Elon Musk has revealed that he has received a “settlement request” from the SEC headed by Gary Gensler regarding his takeover of Twitter – the latest in a long-running public spat between the billionaire Tesla boss and the agency.
Musk posted a letter from his lawyer, Alex Spiro, to Gensler on Thursday, which said the billionaire had been told to “accept within 48 hours either a monetary payment or face charges on multiple counts.”
“Oh Gary, how could you do this to me?” Musk wrote in an X post that contained a copy of the letter.
In the letter, Spiro said the request related to “certain purchases, sales and disclosures of shares in Twitter” and was the latest sign of what he called “more than six years of harassment of Mr. Musk by the Commission.” Spiro also revealed that the SEC has “reopened” an investigation into Musk’s brain startup Neuralink.
The SEC sent Musk a settlement offer on Tuesday, but extended the deadline until next Monday after receiving a request for more time, a source familiar with the situation told Reuters.
If the two sides are unable to reach an agreement, the agency could issue a “Wells notice” ahead of potential enforcement action, CNBC reported, citing a source familiar with the situation.
Spiro suggested that the SEC’s recent actions against Musk may have been politically motivated. The lawyer also said he had declined a request to testify about the situation.
“We demand to know who directed these actions – whether it was you or the White House,” Spiro wrote to Gensler.
In a separate post, Musk shared an AI-generated photo depicting Gensler as a snail-like creature wearing a suit.
“Asked @Grok to draw a picture of @GaryGensler. Very flattering, I think!” Musk wrote.
Musk also took aim at the SEC in another post, writing that it was “just another armed institution doing political dirty work.”

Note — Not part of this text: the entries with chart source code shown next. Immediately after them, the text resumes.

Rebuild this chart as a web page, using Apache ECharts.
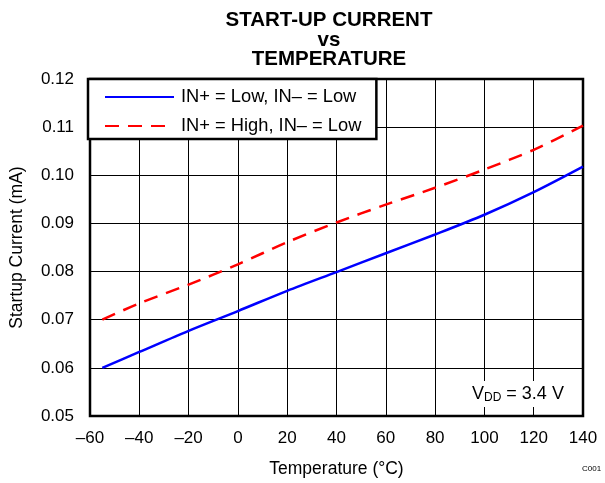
<!DOCTYPE html>
<html><head><meta charset="utf-8">
<script src="https://cdn.jsdelivr.net/npm/echarts@6/dist/echarts.min.js"></script>
<style>html,body{margin:0;padding:0;background:#fff}#c{width:605px;height:483px}</style>
</head><body><div id="c"></div>
<script>
const temps = [-55, -40, -20, 0, 20, 40, 60, 80, 100, 120, 140];
const lowLow = [0.0600, 0.0633, 0.0677, 0.0718, 0.0760, 0.0799, 0.0838, 0.0877, 0.0918, 0.0965, 0.1018];
const highLow = [0.0700, 0.0734, 0.0773, 0.0815, 0.0861, 0.0902, 0.0939, 0.0974, 0.1012, 0.1053, 0.1103];
const seriesNames = ['IN+ = Low, IN\u2013 = Low', 'IN+ = High, IN\u2013 = Low'];
const titleLines = ['START-UP CURRENT', 'vs', 'TEMPERATURE'];
const xName = 'Temperature (\u00B0C)';
const yName = 'Startup Current (mA)';

const font = 'Liberation Sans, Arial, sans-serif';
const chart = echarts.init(document.getElementById('c'));
const pair = (xs, ys) => xs.map((x, i) => [x, ys[i]]);
chart.setOption({
  animation: false,
  backgroundColor: '#fff',
  title: {
    text: titleLines.join('\n'), left: 324, top: 6, textAlign: 'center',
    textStyle: { fontFamily: font, fontSize: 20.5, fontWeight: 'bold', color: '#000', lineHeight: 19.5 }
  },
  grid: { left: 88, top: 79, right: 22, bottom: 66, show: true, borderColor: '#000', borderWidth: 2.5, backgroundColor: 'transparent' },
  legend: {
    orient: 'vertical', left: 88, top: 79, padding: [9, 15, 4, 16],
    backgroundColor: '#fff', borderColor: '#000', borderWidth: 2.5,
    itemWidth: 69, itemHeight: 14, itemGap: 11,
    itemStyle: { opacity: 0 },
    textStyle: { fontFamily: font, fontSize: 18.3, color: '#000', padding: [0, 0, 0, 2] },
    data: seriesNames
  },
  xAxis: {
    type: 'value', min: -60, max: 140, interval: 20,
    name: xName, nameLocation: 'middle', nameGap: 44,
    nameTextStyle: { fontFamily: font, fontSize: 17.5, color: '#000' },
    axisLine: { show: false }, axisTick: { show: false },
    axisLabel: { fontFamily: font, fontSize: 17, color: '#000', margin: 14,
      formatter: v => v < 0 ? '\u2013' + Math.abs(v) : String(v) },
    splitLine: { lineStyle: { color: '#000', width: 1 } }
  },
  yAxis: {
    type: 'value', min: 0.05, max: 0.12, interval: 0.01,
    name: yName, nameLocation: 'middle', nameGap: 64,
    nameTextStyle: { fontFamily: font, fontSize: 17.5, color: '#000' },
    axisLine: { show: false }, axisTick: { show: false },
    axisLabel: { fontFamily: font, fontSize: 17, color: '#000', margin: 16,
      formatter: v => v.toFixed(2) },
    splitLine: { lineStyle: { color: '#000', width: 1 } }
  },
  series: [
    { name: seriesNames[0], type: 'line', data: pair(temps, lowLow), showSymbol: false, symbol: 'none', smooth: 0.3,
      lineStyle: { color: '#0000ff', width: 2.5 }, itemStyle: { color: '#0000ff' }, z: 3 },
    { name: seriesNames[1], type: 'line', data: pair(temps, highLow), showSymbol: false, symbol: 'none', smooth: 0.3,
      lineStyle: { color: '#ff0000', width: 2.5, type: [14, 9] }, itemStyle: { color: '#ff0000' }, z: 3 }
  ],
  graphic: [
    { type: 'text', left: 467, top: 381, z: 10, style: {
        text: '{v|V}{s|DD}{v| = 3.4 V}',
        backgroundColor: '#fff', padding: [2, 5, 2, 5],
        rich: { v: { fontFamily: font, fontSize: 18, fill: '#000', lineHeight: 22 },
                s: { fontFamily: font, fontSize: 12, fill: '#000', lineHeight: 22, padding: [8, 0, 0, 0] } } } },
    { type: 'text', left: 582, top: 465, style: { text: 'C001', fontFamily: font, fontSize: 8, fill: '#000' } }
  ]
});
</script></body></html>
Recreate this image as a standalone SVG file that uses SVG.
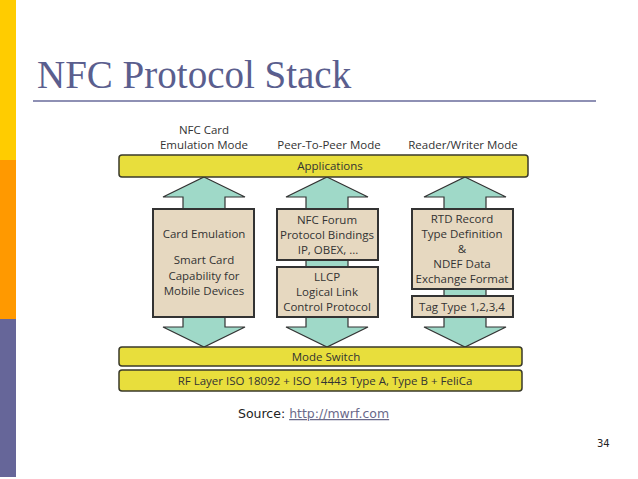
<svg xmlns="http://www.w3.org/2000/svg" width="638" height="479" viewBox="0 0 638 479">
<style>
.bar{fill:#e8de3c;stroke:#3a3a2a;stroke-width:1.5}
.box{fill:#e6d8c0;stroke:#333;stroke-width:2}
.arr{fill:#9fd9c8;stroke:#333;stroke-width:1.2}
.t{font-family:"Open Sans","DejaVu Sans",sans-serif;font-size:11.5px;fill:#333;text-anchor:middle}
</style>
<rect x="0" y="0" width="638" height="479" fill="#fff"/>
<rect x="0" y="0" width="16" height="160" fill="#ffcc00"/>
<rect x="0" y="160" width="16" height="159" fill="#ff9900"/>
<rect x="0" y="319" width="16" height="158" fill="#666699"/>
<text x="37" y="88" font-family="Liberation Serif,serif" font-size="39" fill="#5a5e8e">NFC Protocol Stack</text>
<rect x="33" y="100" width="563" height="2" fill="#8e90b4"/>
<g id="connectors">
<path class="arr" d="M204,177 L245,197 L225,197 L225,327 L245,327 L204,347 L163,327 L183,327 L183,197 L163,197 Z"/>
<path class="arr" d="M327,177 L368,197 L348,197 L348,327 L368,327 L327,347 L286,327 L306,327 L306,197 L286,197 Z"/>
<path class="arr" d="M465,177 L506,197 L486,197 L486,327 L506,327 L465,347 L424,327 L444,327 L444,197 L424,197 Z"/>
</g>
<g class="t">
<text x="204" y="134">NFC Card</text>
<text x="204" y="149">Emulation Mode</text>
<text x="329" y="149">Peer-To-Peer Mode</text>
<text x="463" y="149">Reader/Writer Mode</text>
</g>
<g id="applications"><rect class="bar" x="119" y="155" width="409" height="22" rx="3"/><text class="t" x="330" y="170">Applications</text></g>
<g id="card"><rect class="box" x="153" y="209" width="101" height="108"/>
<text class="t" x="204" y="238">Card Emulation</text>
<text class="t" x="204" y="264">Smart Card</text>
<text class="t" x="204" y="280">Capability for</text>
<text class="t" x="204" y="295">Mobile Devices</text></g>
<g id="nfcforum"><rect class="box" x="277" y="209" width="101" height="51"/>
<text class="t" x="327" y="224">NFC Forum</text>
<text class="t" x="327" y="239">Protocol Bindings</text>
<text class="t" x="328" y="254">IP, OBEX, ...</text></g>
<g id="llcp"><rect class="box" x="277" y="267" width="101" height="50"/>
<text class="t" x="327" y="281">LLCP</text>
<text class="t" x="327" y="296">Logical Link</text>
<text class="t" x="327" y="311">Control Protocol</text></g>
<g id="rtd"><rect class="box" x="412" y="209" width="101" height="80"/>
<text class="t" x="462" y="223">RTD Record</text>
<text class="t" x="462" y="238">Type Definition</text>
<text class="t" x="462" y="253">&amp;</text>
<text class="t" x="462" y="268">NDEF Data</text>
<text class="t" x="462" y="283">Exchange Format</text></g>
<g id="tag"><rect class="box" x="412" y="296" width="101" height="21"/>
<text class="t" x="462" y="311">Tag Type 1,2,3,4</text></g>
<g id="modeswitch"><rect class="bar" x="119" y="347" width="403" height="19" rx="3"/><text class="t" x="326" y="361">Mode Switch</text></g>
<g id="rf"><rect class="bar" x="119" y="370" width="403" height="21" rx="3"/><text class="t" x="325" y="385">RF Layer ISO 18092 + ISO 14443 Type A, Type B + FeliCa</text></g>
<text x="238" y="418" font-family="DejaVu Sans,sans-serif" font-size="12.5" fill="#222">Source: <tspan fill="#6a6a8a" text-decoration="underline">http://mwrf.com</tspan></text>
<text x="597" y="447" font-family="DejaVu Sans,sans-serif" font-size="10" fill="#222">34</text>
</svg>
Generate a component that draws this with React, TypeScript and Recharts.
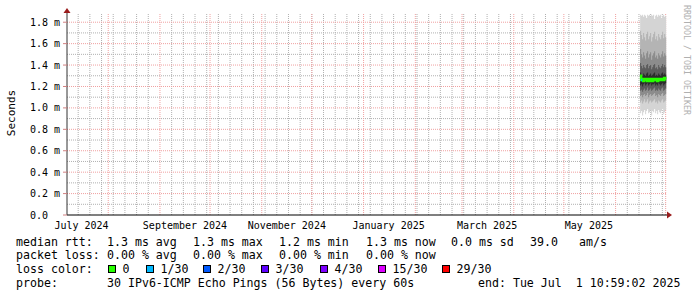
import { ComposedChart, Area, Line, XAxis, YAxis, ReferenceDot, ReferenceLine } from "recharts";

// time axis: days since 1 July 2024 (end = Tue Jul 1 2025 10:59)
const X_MIN = 6.3;
const X_MAX = 365.8;
const Y_MAX = 1.886;

const monthLabels = ["July 2024", "September 2024", "November 2024", "January 2025", "March 2025", "May 2025"];
const monthLabelDays = [15, 77, 138, 199, 258, 319];
const monthStartDays = [31, 62, 92, 123, 153, 184, 215, 243, 274, 304, 335, 365];
const weekDays = [
  13, 20, 27, 34, 41, 48, 55, 69, 76, 83, 90, 97, 104, 111, 118, 125, 132, 139, 146, 153, 160,
  167, 174, 181, 188, 195, 202, 209, 216, 223, 230, 237, 244, 251, 258, 265, 272, 279, 286, 293,
  300, 307, 314, 321, 328, 342, 349, 356, 363,
];
const yMajorTicks = [0, 0.2, 0.4, 0.6, 0.8, 1.0, 1.2, 1.4, 1.6, 1.8];
const yMinorTicks = [0.1, 0.3, 0.5, 0.7, 0.9, 1.1, 1.3, 1.5, 1.7];

// smoke (ms), sampled every ~0.6 day over the last two weeks
const smokeDays = [
  349.7, 350.3, 350.9, 351.5, 352.1, 352.7, 353.3, 353.9, 354.5, 355.1, 355.7, 356.3, 356.9, 357.5,
  358.1, 358.7, 359.3, 359.9, 360.5, 361.1, 361.7, 362.3, 362.9, 363.5, 364.1, 364.7, 365.3,
];
const rttMin = [0.95, 0.97, 0.93, 0.96, 0.98, 0.94, 0.97, 0.99, 0.95, 0.96, 0.98, 0.93, 0.97, 0.96, 0.99, 0.95, 0.97, 0.94, 0.98, 0.96, 0.95, 0.97, 0.99, 0.94, 0.96, 0.98, 0.98];
const rttP10 = [1.05, 1.07, 1.04, 1.06, 1.08, 1.05, 1.06, 1.08, 1.04, 1.06, 1.07, 1.05, 1.06, 1.07, 1.08, 1.05, 1.06, 1.04, 1.07, 1.06, 1.05, 1.07, 1.08, 1.05, 1.06, 1.07, 1.07];
const rttP20 = [1.11, 1.12, 1.10, 1.12, 1.13, 1.11, 1.12, 1.14, 1.10, 1.12, 1.13, 1.11, 1.12, 1.13, 1.14, 1.11, 1.12, 1.10, 1.13, 1.12, 1.11, 1.13, 1.14, 1.11, 1.12, 1.13, 1.13];
const rttP30 = [1.16, 1.17, 1.15, 1.17, 1.18, 1.16, 1.17, 1.19, 1.16, 1.17, 1.18, 1.16, 1.17, 1.18, 1.19, 1.16, 1.17, 1.16, 1.18, 1.17, 1.16, 1.18, 1.19, 1.16, 1.17, 1.18, 1.18];
const rttP40 = [1.21, 1.22, 1.20, 1.22, 1.23, 1.21, 1.22, 1.23, 1.21, 1.22, 1.23, 1.21, 1.22, 1.22, 1.23, 1.21, 1.22, 1.21, 1.23, 1.22, 1.21, 1.22, 1.23, 1.21, 1.22, 1.23, 1.23];
const rttP60 = [1.33, 1.31, 1.30, 1.32, 1.31, 1.30, 1.32, 1.33, 1.30, 1.31, 1.32, 1.30, 1.31, 1.32, 1.33, 1.30, 1.31, 1.30, 1.32, 1.31, 1.30, 1.32, 1.33, 1.31, 1.32, 1.31, 1.31];
const rttP70 = [1.42, 1.39, 1.37, 1.40, 1.38, 1.37, 1.40, 1.41, 1.37, 1.39, 1.40, 1.36, 1.38, 1.40, 1.41, 1.37, 1.38, 1.36, 1.40, 1.38, 1.37, 1.39, 1.41, 1.38, 1.40, 1.38, 1.38];
const rttP80 = [1.55, 1.50, 1.47, 1.52, 1.49, 1.46, 1.51, 1.53, 1.47, 1.50, 1.52, 1.45, 1.49, 1.51, 1.53, 1.47, 1.49, 1.46, 1.51, 1.49, 1.47, 1.50, 1.53, 1.48, 1.51, 1.49, 1.49];
const rttP90 = [1.72, 1.68, 1.64, 1.70, 1.66, 1.63, 1.69, 1.71, 1.64, 1.67, 1.70, 1.62, 1.66, 1.69, 1.71, 1.64, 1.67, 1.63, 1.69, 1.66, 1.64, 1.68, 1.71, 1.65, 1.69, 1.66, 1.66];
const rttMax = [1.87, 1.86, 1.87, 1.85, 1.87, 1.86, 1.84, 1.87, 1.86, 1.87, 1.85, 1.87, 1.86, 1.87, 1.83, 1.86, 1.87, 1.85, 1.87, 1.86, 1.87, 1.84, 1.86, 1.87, 1.85, 1.86, 1.86];
const medianRtt = [1.30, 1.26, 1.27, 1.25, 1.27, 1.26, 1.27, 1.25, 1.27, 1.25, 1.26, 1.27, 1.25, 1.27, 1.27, 1.26, 1.27, 1.25, 1.27, 1.27, 1.26, 1.27, 1.27, 1.26, 1.28, 1.27, 1.27];
const lossMedian = [null, 1.26, 1.26, null, null, null, null, null, null, null, null, null, null, null, null, null, null, null, null, null, null, null, null, null, null, null, null];

const lossLabels = ["0", "1/30", "2/30", "3/30", "4/30", "15/30", "29/30"];
const lossColors = ["#26ff00", "#00b8ff", "#0059ff", "#5e00ff", "#7e00ff", "#dd00ff", "#ff0000"];
const lossBoxX = [108, 146, 203, 261, 320, 378, 442];

const rttLine = ["1.3 ms avg", "1.3 ms max", "1.2 ms min", "1.3 ms now", "0.0 ms sd"];
const lossLine = ["0.00 % avg", "0.00 % max", "0.00 % min", "0.00 % now"];
const statX = [107, 193, 279, 366, 451];

const data = smokeDays.map((d, i) => ({
  day: d,
  b1: [rttMin[i], rttMax[i]],
  b2: [rttP10[i], rttP90[i]],
  b3: [rttP20[i], rttP80[i]],
  b4: [rttP30[i], rttP70[i]],
  b5: [rttP40[i], rttP60[i]],
  median: medianRtt[i],
  loss1: lossMedian[i],
}));

const MONO = "'DejaVu Sans Mono', monospace";
const smokeFills = ["#d4d4d4", "#b4b4b4", "#8c8c8c", "#5c5c5c", "#2c2c2c"];
const MINOR = "#b0b0b0";
const MAJOR = "#f0a0a0";

const fmtY = (v: number) => (v === 0 ? "0.0" : `${v.toFixed(1)} m`);

function YTick({ y, payload }: any) {
  return (
    <text x={30} y={y + 3.5} fontSize={10} fontFamily={MONO} fill="#000">
      {fmtY(payload.value)}
    </text>
  );
}

function XTick({ x, y, payload }: any) {
  const idx = monthLabelDays.indexOf(payload.value);
  return (
    <text x={x} y={y + 14} fontSize={10} fontFamily={MONO} fill="#000" textAnchor="middle">
      {monthLabels[idx]}
    </text>
  );
}

const txt = (top: number, left: number, s: string) => (
  <div
    style={{
      position: "absolute", top, left, fontFamily: MONO, fontSize: 11.6, lineHeight: "14px",
      whiteSpace: "pre", color: "#000",
    }}
  >
    {s}
  </div>
);

export default function App() {
  return (
    <div style={{ position: "absolute", left: 0, top: 0, width: 697, height: 297, background: "#fff", overflow: "hidden" }}>
      <ComposedChart width={697} height={297} data={data} margin={{ top: 13, right: 30, left: 0, bottom: 62 }}>
        {/* grid kept under the smoke: minor weekly / 0.1 ms, major monthly / 0.2 ms */}
        {yMinorTicks.map((v) => (
          <ReferenceLine key={`ym${v}`} y={v} stroke={MINOR} strokeDasharray="1 1" zIndex={-95} />
        ))}
        {weekDays.map((d) => (
          <ReferenceLine key={`xw${d}`} x={d} stroke={MINOR} strokeDasharray="1 1" zIndex={-95} />
        ))}
        {yMajorTicks.slice(1).map((v) => (
          <ReferenceLine key={`yM${v}`} y={v} stroke={MAJOR} strokeDasharray="1 1" zIndex={-90} />
        ))}
        {monthStartDays.map((d) => (
          <ReferenceLine key={`xM${d}`} x={d} stroke={MAJOR} strokeDasharray="1 1" zIndex={-90} />
        ))}
        <XAxis
          type="number"
          dataKey="day"
          domain={[X_MIN, X_MAX]}
          ticks={monthLabelDays}
          tick={<XTick />}
          tickLine={false}
          tickSize={0}
          tickMargin={0}
          axisLine={{ stroke: "#000" }}
          height={20}
          interval={0}
        />
        <YAxis
          type="number"
          domain={[0, Y_MAX]}
          ticks={yMajorTicks}
          tick={<YTick />}
          tickLine={{ stroke: "#d08080" }}
          tickSize={4}
          axisLine={{ stroke: "#333" }}
          width={67}
          interval={0}
        />
        {(["b1", "b2", "b3", "b4", "b5"] as const).map((k, i) => (
          <Area
            key={k}
            dataKey={k}
            type="stepAfter"
            stroke="none"
            fill={smokeFills[i]}
            fillOpacity={1}
            isAnimationActive={false}
            dot={false}
            activeDot={false}
          />
        ))}
        <Line dataKey="median" type="stepAfter" stroke="#26ff00" strokeWidth={2.5} dot={false} activeDot={false} isAnimationActive={false} />
        <Line dataKey="loss1" type="stepAfter" stroke="#00b8ff" strokeWidth={2.5} dot={false} activeDot={false} isAnimationActive={false} connectNulls={false} />
        <ReferenceDot
          x={X_MIN}
          y={Y_MAX}
          ifOverflow="visible"
          shape={(p: any) => (
            <g>
              <line x1={p.cx} y1={p.cy} x2={p.cx} y2={p.cy - 3} stroke="#333" />
              <path d={`M${p.cx - 3.5},${p.cy} L${p.cx + 3.5},${p.cy} L${p.cx},${p.cy - 5} Z`} fill="#9a1c1c" />
            </g>
          )}
        />
        <ReferenceDot
          x={X_MAX}
          y={0}
          ifOverflow="visible"
          shape={(p: any) => (
            <g>
              <line x1={p.cx} y1={p.cy} x2={p.cx + 3} y2={p.cy} stroke="#000" />
              <path d={`M${p.cx},${p.cy - 3.5} L${p.cx},${p.cy + 3.5} L${p.cx + 5},${p.cy} Z`} fill="#9a1c1c" />
            </g>
          )}
        />
      </ComposedChart>

      <div
        style={{
          position: "absolute", left: 11, top: 113, transform: "translate(-50%, -50%) rotate(-90deg)",
          fontFamily: MONO, fontSize: 11, whiteSpace: "nowrap", color: "#000",
        }}
      >
        Seconds
      </div>
      <div
        style={{
          position: "absolute", left: 687, top: 60, transform: "translate(-50%, -50%) rotate(90deg)",
          fontFamily: MONO, fontSize: 8.3, whiteSpace: "nowrap", color: "#b0b0b0",
        }}
      >
        RRDTOOL / TOBI OETIKER
      </div>

      {txt(234.7, 16, "median rtt:")}
      {rttLine.map((s, i) => <div key={s + i}>{txt(234.7, statX[i], s)}</div>)}
      {txt(234.7, 530, "39.0")}
      {txt(234.7, 579, "am/s")}

      {txt(248, 16, "packet loss:")}
      {lossLine.map((s, i) => <div key={s + i}>{txt(248, statX[i], s)}</div>)}

      {txt(262.3, 16, "loss color:")}
      {lossLabels.map((s, i) => (
        <div key={s}>
          <div
            style={{
              position: "absolute", left: lossBoxX[i], top: 265, width: 6, height: 6,
              background: lossColors[i], border: "1px solid #000",
            }}
          />
          {txt(262.3, lossBoxX[i] + 14.5, s)}
        </div>
      ))}

      {txt(275.7, 16, "probe:")}
      {txt(275.7, 107, "30 IPv6-ICMP Echo Pings (56 Bytes) every 60s")}
      {txt(275.7, 478, "end: Tue Jul  1 10:59:02 2025")}
    </div>
  );
}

“It is SEC policy to conduct investigations on a confidential basis to maintain the integrity of its investigative process,” an agency spokesman said in a statement. “Therefore, the SEC does not comment on the existence or non-existence of a possible investigation.”
The SEC has been investigating Musk over his actions in 2022 during the $44 billion acquisition of Twitter, which he has since renamed X.
Musk revealed in April 2022 that he had bought a 9% stake in Twitter.
The move drew scrutiny from the SEC, which questioned why he had not disclosed the share purchase within 10 days of exceeding the 5% ownership threshold, as required by law.
The SEC also cracked down on Musk in 2018 for the infamous episode in which he claimed he had “secured funds” to take Tesla private at $420 per share.
The deal never materialized.
Musk eventually agreed to a settlement that required him and Tesla to each pay a $20 million fine and for him to step down as chairman of the firm.
The billionaire also entered into a consent decree in which his tweets and other public communications had to be approved in advance by the company’s lawyers.
After years of clashes with federal regulators under the Biden administration, Musk emerged as a top donor adviser to President-elect Donald Trump during the 2024 election cycle.
Trump has tapped Musk and his ally Vivek Ramaswamy to co-head the so-called “Department of Government Efficiency,” or DOGE, which is tasked with cutting the federal budget and unnecessary regulations.
Investors have taken Musk’s close ties to Trump as a positive sign for his various businesses. Musk’s personal net worth has soared past $400 billion – the highest figure on record.
Gensler — who has regularly clashed with the tech industry for his harsh crackdown on cryptocurrencies — said he would step down as SEC chairman after Trump’s election victory.
Trump has appointed Paul Atkins, a staunch ally of the crypto sector, to replace Gensler.